**MATERIAL**
— Begin —
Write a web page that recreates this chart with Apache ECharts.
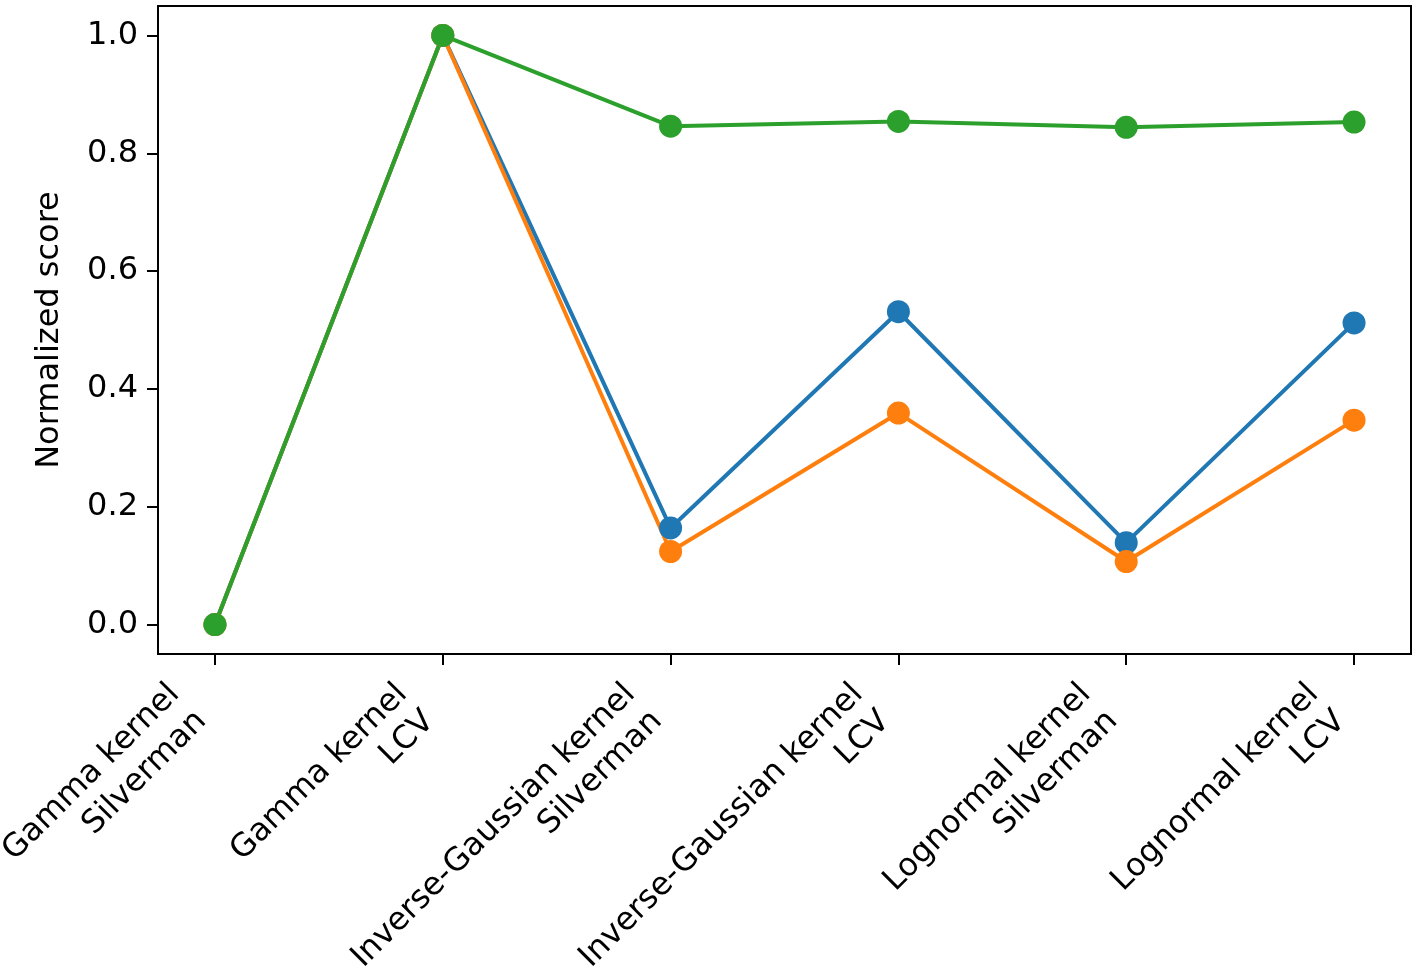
<!DOCTYPE html>
<html>
<head>
<meta charset="utf-8">
<script src="https://cdn.jsdelivr.net/npm/echarts@6/dist/echarts.min.js"></script>
<style>
  html, body { margin: 0; padding: 0; background: #fff; }
  #chart { width: 1417px; height: 977px; }
</style>
</head>
<body>
<div id="chart"></div>
<script>
// ---- data ----
var categories = [
  "Gamma kernel\nSilverman",
  "Gamma kernel\nLCV",
  "Inverse-Gaussian kernel\nSilverman",
  "Inverse-Gaussian kernel\nLCV",
  "Lognormal kernel\nSilverman",
  "Lognormal kernel\nLCV"
];
var blueValues   = [0.0, 1.0, 0.164, 0.531, 0.139, 0.512];
var orangeValues = [0.0, 1.0, 0.124, 0.359, 0.107, 0.347];
var greenValues  = [0.0, 1.0, 0.846, 0.854, 0.844, 0.853];
var yTickValues  = [0.0, 0.2, 0.4, 0.6, 0.8, 1.0];
var yAxisTitle   = "Normalized score";

var FONT = "DejaVu Sans";
var FS = 32;

function toPairs(vals) {
  return vals.map(function (v, i) { return [i, v]; });
}
var xTickValues = categories.map(function (c, i) { return i; });

function lineSeries(name, vals, color) {
  return {
    name: name,
    type: 'line',
    data: toPairs(vals),
    symbol: 'circle',
    symbolSize: 23,
    lineStyle: { color: color, width: 4 },
    itemStyle: { color: color },
    emphasis: { disabled: true },
    z: 2
  };
}

var chart = echarts.init(document.getElementById('chart'), null, { renderer: 'canvas' });
chart.setOption({
  animation: false,
  backgroundColor: '#ffffff',
  textStyle: { fontFamily: FONT, color: '#000' },
  grid: {
    left: 158, right: 6, top: 6, bottom: 323,
    containLabel: false,
    outerBoundsMode: 'none',
    show: true,
    borderColor: '#000',
    borderWidth: 2,
    backgroundColor: 'transparent'
  },
  xAxis: {
    type: 'value',
    min: -0.25,
    max: 5.25,
    splitLine: { show: false },
    axisLine: { show: true, onZero: false, lineStyle: { color: '#000', width: 2 } },
    axisTick: { show: true, customValues: xTickValues, length: 11, lineStyle: { color: '#000', width: 2 } },
    axisLabel: {
      customValues: xTickValues,
      rotate: 45,
      margin: 22,
      fontSize: FS,
      fontFamily: FONT,
      color: '#000',
      lineHeight: 38,
      padding: [0, 38, 0, 0],
      formatter: function (v) { return categories[Math.round(v)] || ''; }
    }
  },
  yAxis: {
    type: 'value',
    min: -0.05,
    max: 1.05,
    name: yAxisTitle,
    nameLocation: 'middle',
    nameGap: 92,
    nameTextStyle: { fontSize: FS, fontFamily: FONT, color: '#000' },
    splitLine: { show: false },
    axisLine: { show: true, onZero: false, lineStyle: { color: '#000', width: 2 } },
    axisTick: { show: true, customValues: yTickValues, length: 11, lineStyle: { color: '#000', width: 2 } },
    axisLabel: {
      customValues: yTickValues,
      margin: 20,
      fontSize: FS,
      fontFamily: FONT,
      color: '#000',
      formatter: function (v) { return v.toFixed(1); }
    }
  },
  series: [
    lineSeries('Series 1', blueValues, '#1f77b4'),
    lineSeries('Series 2', orangeValues, '#ff7f0e'),
    lineSeries('Series 3', greenValues, '#2ca02c')
  ]
});
</script>
</body>
</html>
— End —
Print the full listing exactly, dropping the pictures.

**THE OUTPUT**
Write a web page that recreates this chart with Apache ECharts.
<!DOCTYPE html>
<html>
<head>
<meta charset="utf-8">
<script src="https://cdn.jsdelivr.net/npm/echarts@6/dist/echarts.min.js"></script>
<style>
  html, body { margin: 0; padding: 0; background: #fff; }
  #chart { width: 1417px; height: 977px; }
</style>
</head>
<body>
<div id="chart"></div>
<script>
// ---- data ----
var categories = [
  "Gamma kernel\nSilverman",
  "Gamma kernel\nLCV",
  "Inverse-Gaussian kernel\nSilverman",
  "Inverse-Gaussian kernel\nLCV",
  "Lognormal kernel\nSilverman",
  "Lognormal kernel\nLCV"
];
var blueValues   = [0.0, 1.0, 0.164, 0.531, 0.139, 0.512];
var orangeValues = [0.0, 1.0, 0.124, 0.359, 0.107, 0.347];
var greenValues  = [0.0, 1.0, 0.846, 0.854, 0.844, 0.853];
var yTickValues  = [0.0, 0.2, 0.4, 0.6, 0.8, 1.0];
var yAxisTitle   = "Normalized score";

var FONT = "DejaVu Sans";
var FS = 32;

function toPairs(vals) {
  return vals.map(function (v, i) { return [i, v]; });
}
var xTickValues = categories.map(function (c, i) { return i; });

function lineSeries(name, vals, color) {
  return {
    name: name,
    type: 'line',
    data: toPairs(vals),
    symbol: 'circle',
    symbolSize: 23,
    lineStyle: { color: color, width: 4 },
    itemStyle: { color: color },
    emphasis: { disabled: true },
    z: 2
  };
}

var chart = echarts.init(document.getElementById('chart'), null, { renderer: 'canvas' });
chart.setOption({
  animation: false,
  backgroundColor: '#ffffff',
  textStyle: { fontFamily: FONT, color: '#000' },
  grid: {
    left: 158, right: 6, top: 6, bottom: 323,
    containLabel: false,
    outerBoundsMode: 'none',
    show: true,
    borderColor: '#000',
    borderWidth: 2,
    backgroundColor: 'transparent'
  },
  xAxis: {
    type: 'value',
    min: -0.25,
    max: 5.25,
    splitLine: { show: false },
    axisLine: { show: true, onZero: false, lineStyle: { color: '#000', width: 2 } },
    axisTick: { show: true, customValues: xTickValues, length: 11, lineStyle: { color: '#000', width: 2 } },
    axisLabel: {
      customValues: xTickValues,
      rotate: 45,
      margin: 22,
      fontSize: FS,
      fontFamily: FONT,
      color: '#000',
      lineHeight: 38,
      padding: [0, 38, 0, 0],
      formatter: function (v) { return categories[Math.round(v)] || ''; }
    }
  },
  yAxis: {
    type: 'value',
    min: -0.05,
    max: 1.05,
    name: yAxisTitle,
    nameLocation: 'middle',
    nameGap: 92,
    nameTextStyle: { fontSize: FS, fontFamily: FONT, color: '#000' },
    splitLine: { show: false },
    axisLine: { show: true, onZero: false, lineStyle: { color: '#000', width: 2 } },
    axisTick: { show: true, customValues: yTickValues, length: 11, lineStyle: { color: '#000', width: 2 } },
    axisLabel: {
      customValues: yTickValues,
      margin: 20,
      fontSize: FS,
      fontFamily: FONT,
      color: '#000',
      formatter: function (v) { return v.toFixed(1); }
    }
  },
  series: [
    lineSeries('Series 1', blueValues, '#1f77b4'),
    lineSeries('Series 2', orangeValues, '#ff7f0e'),
    lineSeries('Series 3', greenValues, '#2ca02c')
  ]
});
</script>
</body>
</html>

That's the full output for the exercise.